- TASK DATA
** begin **

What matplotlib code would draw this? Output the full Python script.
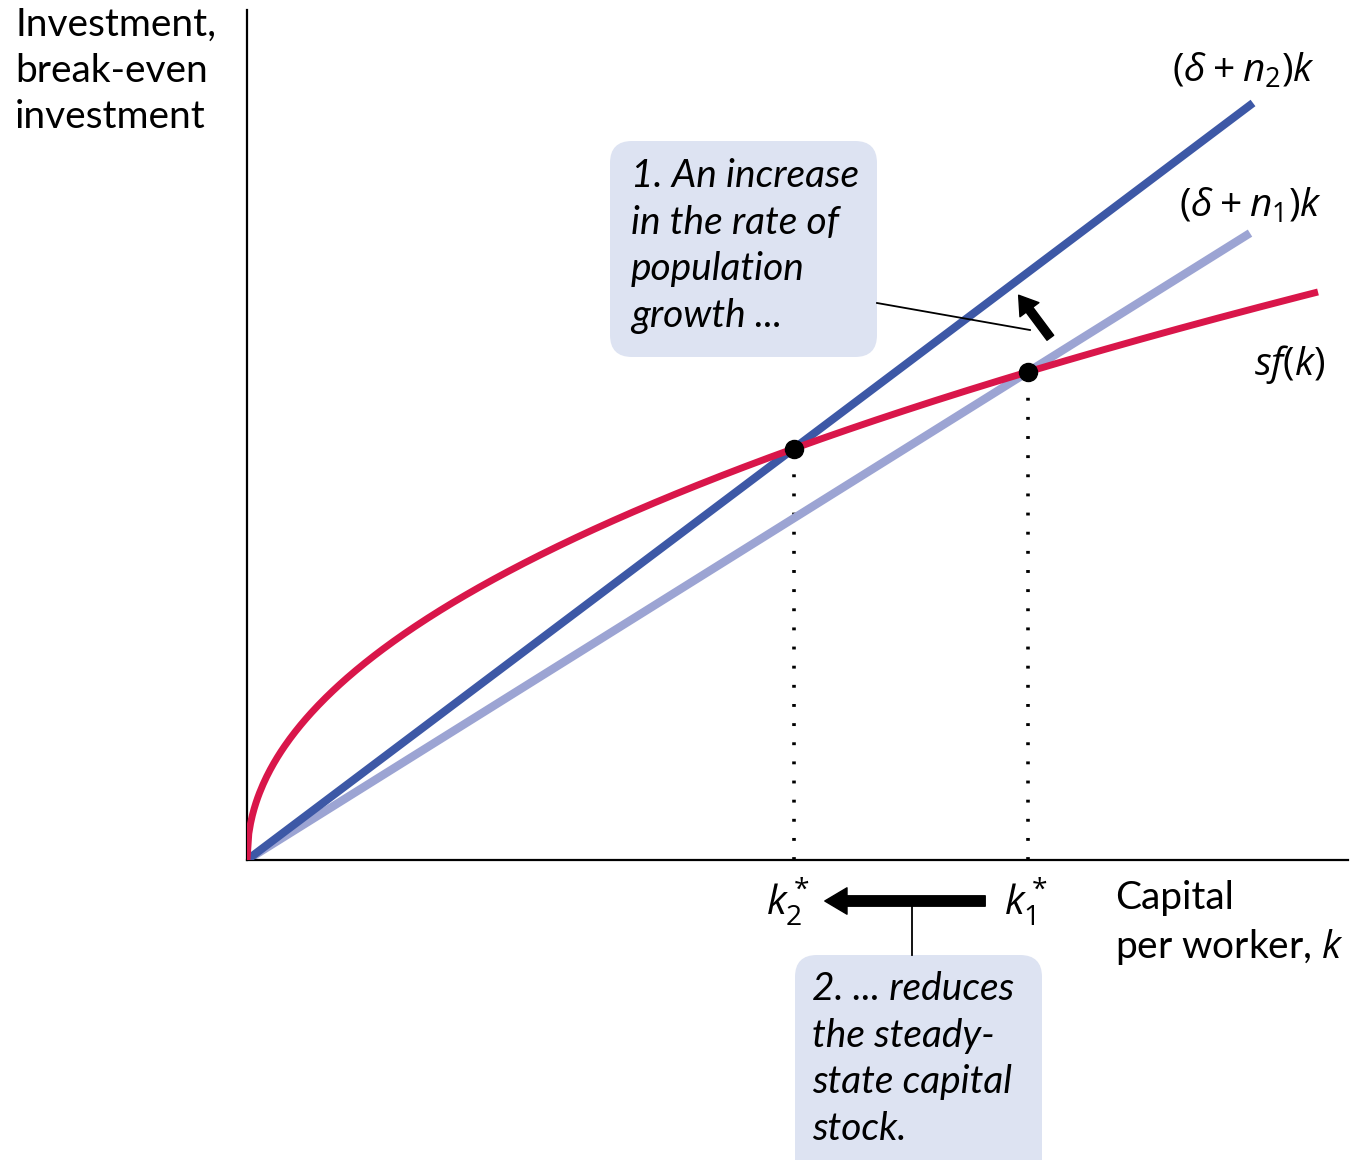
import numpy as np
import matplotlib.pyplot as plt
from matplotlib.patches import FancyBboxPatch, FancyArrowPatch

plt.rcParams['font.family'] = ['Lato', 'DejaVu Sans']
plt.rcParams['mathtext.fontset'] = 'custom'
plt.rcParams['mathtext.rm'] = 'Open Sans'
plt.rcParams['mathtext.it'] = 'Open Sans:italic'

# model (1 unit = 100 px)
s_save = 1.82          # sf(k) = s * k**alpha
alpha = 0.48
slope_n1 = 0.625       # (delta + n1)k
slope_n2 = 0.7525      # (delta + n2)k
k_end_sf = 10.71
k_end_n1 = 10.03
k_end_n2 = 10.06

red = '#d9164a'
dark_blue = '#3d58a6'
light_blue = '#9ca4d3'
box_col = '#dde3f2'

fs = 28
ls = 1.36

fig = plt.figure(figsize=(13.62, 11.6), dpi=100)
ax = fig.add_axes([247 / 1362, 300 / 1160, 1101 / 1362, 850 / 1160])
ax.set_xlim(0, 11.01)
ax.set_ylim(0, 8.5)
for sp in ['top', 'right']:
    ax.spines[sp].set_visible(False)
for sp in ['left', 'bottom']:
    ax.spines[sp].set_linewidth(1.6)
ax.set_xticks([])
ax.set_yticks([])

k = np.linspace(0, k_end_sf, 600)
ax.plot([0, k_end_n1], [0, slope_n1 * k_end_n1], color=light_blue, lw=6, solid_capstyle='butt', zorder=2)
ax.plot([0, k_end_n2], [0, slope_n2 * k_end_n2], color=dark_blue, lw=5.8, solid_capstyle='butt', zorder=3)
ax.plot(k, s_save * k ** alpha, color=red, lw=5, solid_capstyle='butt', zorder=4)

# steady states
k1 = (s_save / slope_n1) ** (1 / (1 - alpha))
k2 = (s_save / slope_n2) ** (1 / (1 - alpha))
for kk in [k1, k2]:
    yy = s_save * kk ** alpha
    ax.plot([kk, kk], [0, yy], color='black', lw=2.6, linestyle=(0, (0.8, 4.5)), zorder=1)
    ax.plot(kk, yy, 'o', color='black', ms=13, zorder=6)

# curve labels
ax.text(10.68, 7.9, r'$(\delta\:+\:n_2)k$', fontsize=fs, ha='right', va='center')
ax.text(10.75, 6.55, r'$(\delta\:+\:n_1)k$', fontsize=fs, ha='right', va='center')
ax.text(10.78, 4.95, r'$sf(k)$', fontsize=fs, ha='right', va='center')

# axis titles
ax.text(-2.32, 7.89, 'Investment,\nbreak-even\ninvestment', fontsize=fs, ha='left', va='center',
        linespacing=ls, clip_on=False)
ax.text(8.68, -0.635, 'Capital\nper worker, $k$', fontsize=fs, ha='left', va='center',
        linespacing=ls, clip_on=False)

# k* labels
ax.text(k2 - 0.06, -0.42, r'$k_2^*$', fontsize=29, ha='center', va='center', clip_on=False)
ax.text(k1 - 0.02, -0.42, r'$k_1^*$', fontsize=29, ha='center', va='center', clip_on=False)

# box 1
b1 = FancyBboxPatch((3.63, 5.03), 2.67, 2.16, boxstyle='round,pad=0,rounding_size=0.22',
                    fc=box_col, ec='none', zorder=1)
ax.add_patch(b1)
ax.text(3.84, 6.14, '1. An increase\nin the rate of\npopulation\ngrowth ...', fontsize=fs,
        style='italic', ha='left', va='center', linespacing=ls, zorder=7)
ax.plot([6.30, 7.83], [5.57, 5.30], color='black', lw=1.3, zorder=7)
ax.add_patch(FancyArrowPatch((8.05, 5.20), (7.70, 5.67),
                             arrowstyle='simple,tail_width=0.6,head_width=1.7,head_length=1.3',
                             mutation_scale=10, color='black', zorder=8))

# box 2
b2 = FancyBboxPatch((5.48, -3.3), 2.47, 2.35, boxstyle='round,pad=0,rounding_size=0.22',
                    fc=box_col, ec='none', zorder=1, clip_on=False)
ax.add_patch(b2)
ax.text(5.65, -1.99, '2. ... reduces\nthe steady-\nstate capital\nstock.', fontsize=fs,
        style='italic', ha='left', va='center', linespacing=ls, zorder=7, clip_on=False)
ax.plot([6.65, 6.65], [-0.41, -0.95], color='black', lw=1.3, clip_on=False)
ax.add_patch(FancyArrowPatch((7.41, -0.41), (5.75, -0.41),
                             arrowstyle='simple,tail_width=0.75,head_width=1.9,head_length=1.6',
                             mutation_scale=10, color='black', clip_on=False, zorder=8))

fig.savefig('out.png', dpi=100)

** end **
** begin **

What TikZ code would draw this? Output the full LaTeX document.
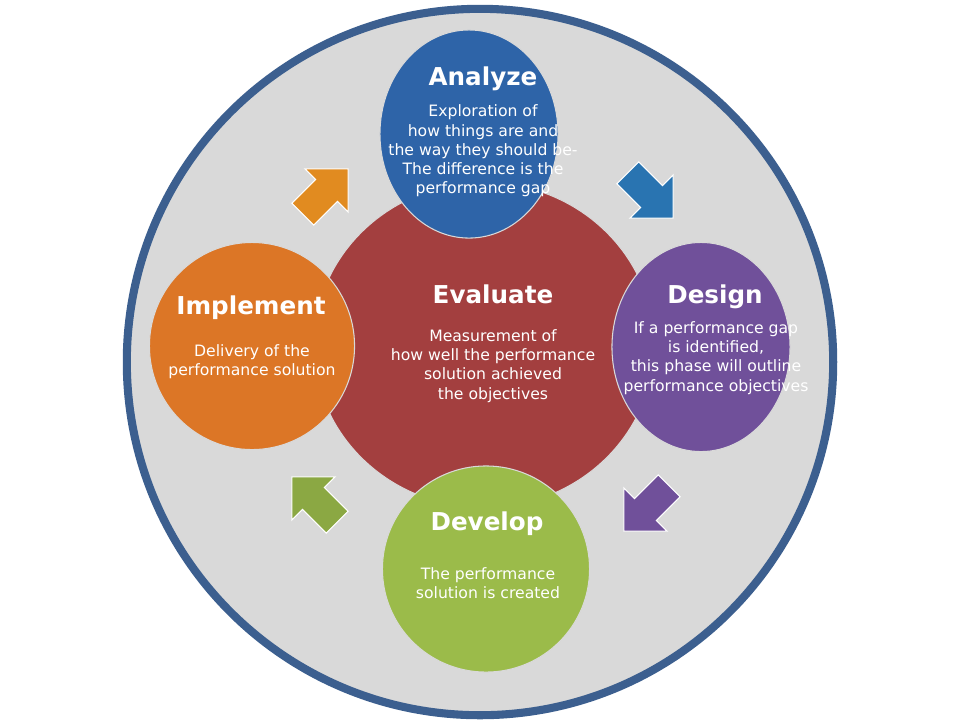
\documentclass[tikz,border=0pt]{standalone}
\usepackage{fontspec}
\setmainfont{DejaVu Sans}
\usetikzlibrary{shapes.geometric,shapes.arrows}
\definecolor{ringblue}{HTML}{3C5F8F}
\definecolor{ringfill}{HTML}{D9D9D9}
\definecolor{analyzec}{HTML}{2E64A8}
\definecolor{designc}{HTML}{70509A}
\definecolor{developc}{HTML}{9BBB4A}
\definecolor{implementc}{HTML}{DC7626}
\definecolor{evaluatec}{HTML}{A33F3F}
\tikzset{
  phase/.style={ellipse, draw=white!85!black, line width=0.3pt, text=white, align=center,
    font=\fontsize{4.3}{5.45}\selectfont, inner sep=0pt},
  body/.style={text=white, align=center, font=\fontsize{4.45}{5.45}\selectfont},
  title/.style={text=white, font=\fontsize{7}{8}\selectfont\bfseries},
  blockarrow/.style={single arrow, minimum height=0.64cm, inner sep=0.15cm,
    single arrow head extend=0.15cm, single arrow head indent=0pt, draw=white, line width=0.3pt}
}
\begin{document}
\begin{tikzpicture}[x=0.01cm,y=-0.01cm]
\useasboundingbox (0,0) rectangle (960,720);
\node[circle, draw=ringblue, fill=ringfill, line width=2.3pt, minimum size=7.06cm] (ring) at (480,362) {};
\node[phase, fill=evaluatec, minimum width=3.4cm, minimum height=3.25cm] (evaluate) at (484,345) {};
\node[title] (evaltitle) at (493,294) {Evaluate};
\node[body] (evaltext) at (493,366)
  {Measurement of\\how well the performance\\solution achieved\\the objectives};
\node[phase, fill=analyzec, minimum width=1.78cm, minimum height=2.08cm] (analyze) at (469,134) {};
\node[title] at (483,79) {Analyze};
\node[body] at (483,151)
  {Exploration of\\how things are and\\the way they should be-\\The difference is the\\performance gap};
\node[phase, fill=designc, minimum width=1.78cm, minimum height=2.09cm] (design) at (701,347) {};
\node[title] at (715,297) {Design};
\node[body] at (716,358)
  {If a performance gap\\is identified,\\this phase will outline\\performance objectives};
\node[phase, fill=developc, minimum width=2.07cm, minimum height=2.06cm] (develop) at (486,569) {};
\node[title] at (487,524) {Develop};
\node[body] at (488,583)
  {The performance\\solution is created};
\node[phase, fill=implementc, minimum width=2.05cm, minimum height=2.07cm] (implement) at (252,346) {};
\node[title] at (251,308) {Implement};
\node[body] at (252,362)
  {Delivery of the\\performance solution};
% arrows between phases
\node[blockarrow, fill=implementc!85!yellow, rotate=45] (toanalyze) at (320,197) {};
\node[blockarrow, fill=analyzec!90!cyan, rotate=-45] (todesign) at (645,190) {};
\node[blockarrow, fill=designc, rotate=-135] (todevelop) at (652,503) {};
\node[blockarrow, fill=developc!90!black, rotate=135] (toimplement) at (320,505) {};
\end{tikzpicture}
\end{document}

** end **
** begin **

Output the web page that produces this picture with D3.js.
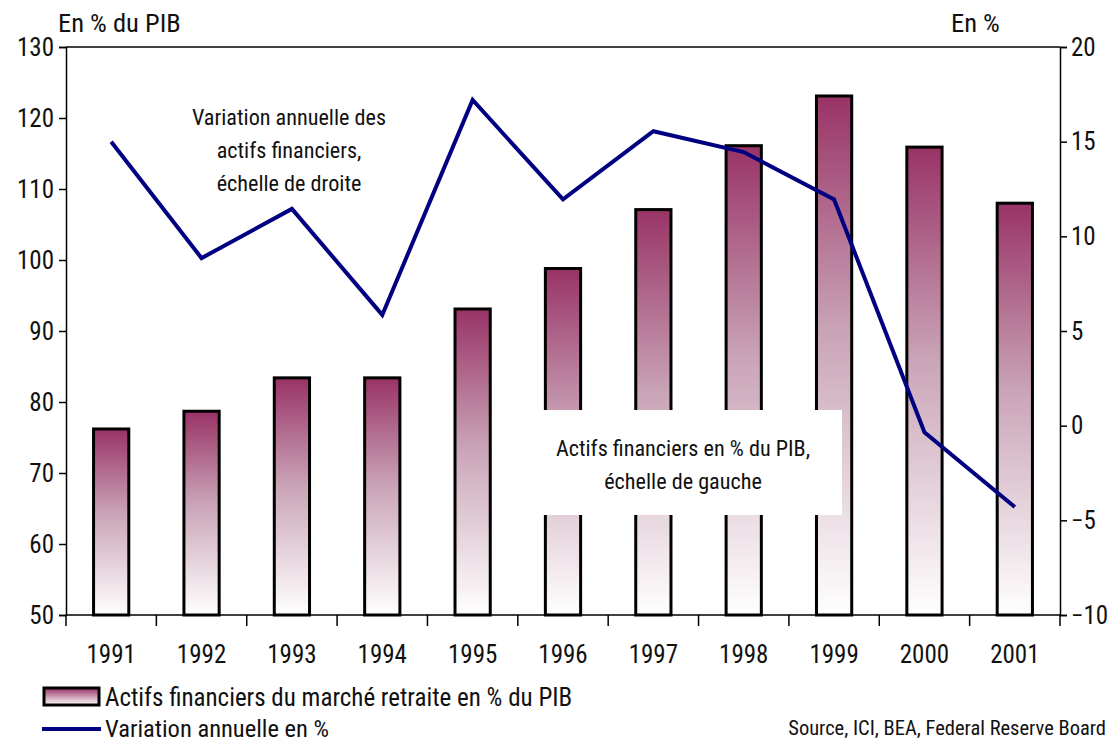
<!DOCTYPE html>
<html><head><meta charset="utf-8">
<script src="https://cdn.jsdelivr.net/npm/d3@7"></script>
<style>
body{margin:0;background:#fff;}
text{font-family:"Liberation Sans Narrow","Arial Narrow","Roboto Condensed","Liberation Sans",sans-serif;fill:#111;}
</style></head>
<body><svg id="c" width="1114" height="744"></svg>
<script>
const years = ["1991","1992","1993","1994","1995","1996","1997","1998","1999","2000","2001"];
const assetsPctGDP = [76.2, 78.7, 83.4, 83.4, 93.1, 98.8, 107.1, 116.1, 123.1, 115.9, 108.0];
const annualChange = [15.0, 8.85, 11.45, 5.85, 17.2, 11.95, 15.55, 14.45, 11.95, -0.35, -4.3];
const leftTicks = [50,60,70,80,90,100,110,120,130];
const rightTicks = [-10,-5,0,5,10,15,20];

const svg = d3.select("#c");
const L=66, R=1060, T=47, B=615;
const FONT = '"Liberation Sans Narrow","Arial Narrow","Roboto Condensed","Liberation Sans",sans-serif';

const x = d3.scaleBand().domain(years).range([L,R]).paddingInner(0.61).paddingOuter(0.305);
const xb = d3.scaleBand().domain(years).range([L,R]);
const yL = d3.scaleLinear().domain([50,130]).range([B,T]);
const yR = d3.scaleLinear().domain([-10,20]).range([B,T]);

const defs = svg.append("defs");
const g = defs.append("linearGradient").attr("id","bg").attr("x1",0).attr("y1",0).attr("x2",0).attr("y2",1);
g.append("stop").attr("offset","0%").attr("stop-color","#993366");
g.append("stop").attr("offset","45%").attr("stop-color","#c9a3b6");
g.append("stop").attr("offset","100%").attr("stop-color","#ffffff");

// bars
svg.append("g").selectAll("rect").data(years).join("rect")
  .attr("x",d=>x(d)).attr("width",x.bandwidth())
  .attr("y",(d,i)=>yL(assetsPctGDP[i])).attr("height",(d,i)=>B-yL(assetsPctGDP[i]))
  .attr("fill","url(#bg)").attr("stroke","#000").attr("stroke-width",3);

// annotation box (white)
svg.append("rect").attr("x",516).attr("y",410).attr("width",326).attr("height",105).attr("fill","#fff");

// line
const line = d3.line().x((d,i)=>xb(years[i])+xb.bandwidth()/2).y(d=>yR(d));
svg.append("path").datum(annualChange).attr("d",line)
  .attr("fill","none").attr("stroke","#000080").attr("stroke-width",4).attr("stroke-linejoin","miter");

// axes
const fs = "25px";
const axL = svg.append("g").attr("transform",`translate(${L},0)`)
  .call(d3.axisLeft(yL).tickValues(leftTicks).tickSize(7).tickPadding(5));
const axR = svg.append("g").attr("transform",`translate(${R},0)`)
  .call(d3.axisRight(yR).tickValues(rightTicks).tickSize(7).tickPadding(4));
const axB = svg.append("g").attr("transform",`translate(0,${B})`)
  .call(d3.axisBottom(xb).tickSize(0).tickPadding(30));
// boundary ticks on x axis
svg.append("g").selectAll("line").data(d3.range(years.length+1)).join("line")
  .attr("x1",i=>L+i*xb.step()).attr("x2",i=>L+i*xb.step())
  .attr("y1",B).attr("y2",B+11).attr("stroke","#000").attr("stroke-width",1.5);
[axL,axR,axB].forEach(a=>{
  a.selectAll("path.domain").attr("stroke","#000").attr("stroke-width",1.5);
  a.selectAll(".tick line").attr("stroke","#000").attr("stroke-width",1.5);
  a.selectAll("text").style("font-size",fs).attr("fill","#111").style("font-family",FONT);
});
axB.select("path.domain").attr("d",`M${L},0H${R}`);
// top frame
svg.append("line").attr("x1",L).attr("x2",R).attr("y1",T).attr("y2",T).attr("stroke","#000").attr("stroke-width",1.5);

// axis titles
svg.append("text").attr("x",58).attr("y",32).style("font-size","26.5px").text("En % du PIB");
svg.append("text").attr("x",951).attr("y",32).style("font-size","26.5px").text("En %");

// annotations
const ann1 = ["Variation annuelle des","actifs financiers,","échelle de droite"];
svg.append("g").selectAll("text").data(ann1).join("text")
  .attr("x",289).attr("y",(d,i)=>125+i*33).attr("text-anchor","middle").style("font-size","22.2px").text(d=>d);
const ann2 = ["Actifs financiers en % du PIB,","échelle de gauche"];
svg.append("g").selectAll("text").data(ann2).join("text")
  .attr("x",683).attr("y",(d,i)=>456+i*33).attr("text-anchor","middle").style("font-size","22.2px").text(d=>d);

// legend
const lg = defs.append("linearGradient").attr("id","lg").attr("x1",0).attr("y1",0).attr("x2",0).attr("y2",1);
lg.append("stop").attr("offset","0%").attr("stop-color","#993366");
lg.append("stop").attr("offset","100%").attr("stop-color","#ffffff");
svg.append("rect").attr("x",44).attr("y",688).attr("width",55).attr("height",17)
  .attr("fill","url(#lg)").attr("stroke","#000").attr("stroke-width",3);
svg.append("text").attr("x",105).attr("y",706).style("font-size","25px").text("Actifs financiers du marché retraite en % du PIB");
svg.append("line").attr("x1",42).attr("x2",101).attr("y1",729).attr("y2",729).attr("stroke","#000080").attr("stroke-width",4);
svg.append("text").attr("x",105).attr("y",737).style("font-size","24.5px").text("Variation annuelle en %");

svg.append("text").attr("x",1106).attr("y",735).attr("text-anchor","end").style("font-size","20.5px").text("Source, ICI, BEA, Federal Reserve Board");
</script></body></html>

** end **

- INSTRUCTIONS FOR THE TASK
Word for word, retype the lines in the entries above that run from the one with "What matplotlib code" through the one with "plt.rcParams['mathtext.it'] = 'Open". Both ends count; pictures do not.

- RESULT BELOW
What matplotlib code would draw this? Output the full Python script.
import numpy as np
import matplotlib.pyplot as plt
from matplotlib.patches import FancyBboxPatch, FancyArrowPatch

plt.rcParams['font.family'] = ['Lato', 'DejaVu Sans']
plt.rcParams['mathtext.fontset'] = 'custom'
plt.rcParams['mathtext.rm'] = 'Open Sans'
plt.rcParams['mathtext.it'] = 'Open Sans:italic'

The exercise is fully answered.